Local update sequence
Use this sequence when locally rebuilding the full RAG index after source content changes.
docker compose exec frontend npm run lab:export
docker compose exec backend python scripts/lab_export_courses.py
docker compose exec backend python scripts/lab_check_manifests.py
docker compose exec backend python scripts/lab_reindex.pyProduction Docker requirements
Production needs Qdrant, a persistent Qdrant volume, backend access to committed manifests, backend access to generated manifests, and a cache volume for the local embedding model.
qdrant:
image: qdrant/qdrant
container_name: mlnotebooks-qdrant
restart: unless-stopped
volumes:
- qdrant_data:/qdrant/storage
backend:
volumes:
- ./frontend/public/lab-index:/frontend-lab-index:ro
- ./backend/generated/lab-index:/workspace/generated/lab-index
- hf_cache:/root/.cache/huggingface
volumes:
qdrant_data:
hf_cache:- qdrant_data persists the vector collection.
- hf_cache avoids redownloading the embedding model after every rebuild.
- No public Qdrant port is required for the backend to use Qdrant.
Production update sequence
Use this sequence when committed manifests or production database sources changed.
git pull
docker compose --env-file .env.prod -f compose.prod.yaml build
docker compose --env-file .env.prod -f compose.prod.yaml up -d
docker compose --env-file .env.prod -f compose.prod.yaml exec backend python scripts/lab_export_courses.py
docker compose --env-file .env.prod -f compose.prod.yaml exec backend python scripts/lab_check_manifests.py
docker compose --env-file .env.prod -f compose.prod.yaml exec backend python scripts/lab_reindex.pyIf only UI or prompt logic changed, skip the export and reindex steps.
When to run each command
| Change | Local action | Production action |
|---|---|---|
| Frontend-owned source content changed | Run lab:export and commit JSON | Pull and run lab_reindex.py |
| Backend database sources changed | Run lab_export_courses.py and lab_reindex.py | Run lab_export_courses.py and lab_reindex.py |
| Only UI changed | No reindex | No reindex |
| Only prompt changed | No reindex | No reindex |
| Embedding model changed | Full lab_reindex.py | Full lab_reindex.py |
| Qdrant volume recreated | Full lab_reindex.py | Full lab_reindex.py |
| Query logging migration added | Run migration once | Run migration once |
Safe reindex checklist
- Confirm Qdrant is running.
- Confirm frontend manifests exist in /frontend-lab-index.

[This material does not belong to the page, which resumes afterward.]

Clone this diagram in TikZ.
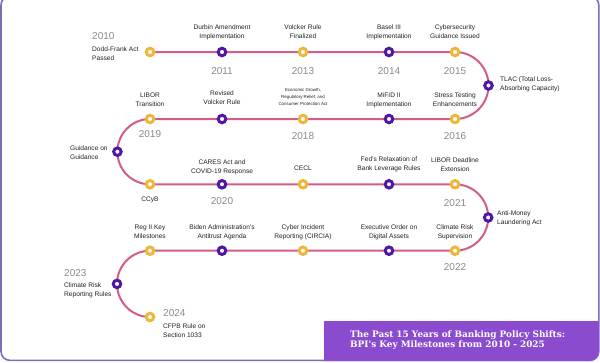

- Export backend database sources from the active environment.
- Run lab_check_manifests.py.
- Verify all expected source counts are non-zero.
- Run lab_reindex.py.
- Confirm Qdrant points_count equals the total manifest count.
- Ask one question for each major source category.
Common failure: partial index
A partial index happens when reindex runs while one or more manifests are missing. Since reindex recreates the collection, the previous complete index is replaced by whatever sources were visible at that moment.
docker compose exec backend bash -lc "ls -lh /frontend-lab-index"
docker compose exec backend bash -lc "ls -lh /workspace/generated/lab-index"
docker compose exec backend python scripts/lab_check_manifests.pyIf required manifests are missing or zero, fix the mount or export step before reindexing.
Common failure: Qdrant name resolution
If reindex fails with Temporary failure in name resolution, the backend cannot resolve the Qdrant service name.
docker compose ps
docker compose exec backend bash -lc 'echo $QDRANT_URL'
docker compose exec backend bash -lc 'python - <<PY
import socket
print(socket.gethostbyname("qdrant"))
PY'- The Qdrant service name must match QDRANT_URL.
- Use http://qdrant:6333 from inside Docker Compose.
- Do not use localhost from inside the backend container unless Qdrant runs in the same container.
Common failure: wrong vector size
A vector size mismatch means the collection was created with a different vector dimension than the embedding model produces.
- Check the embedding model output dimension.
- Check the Qdrant collection vector size.
- Recreate the collection with a full reindex after changing embedding model.
- Do not mix vectors from different embedding models in the same collection.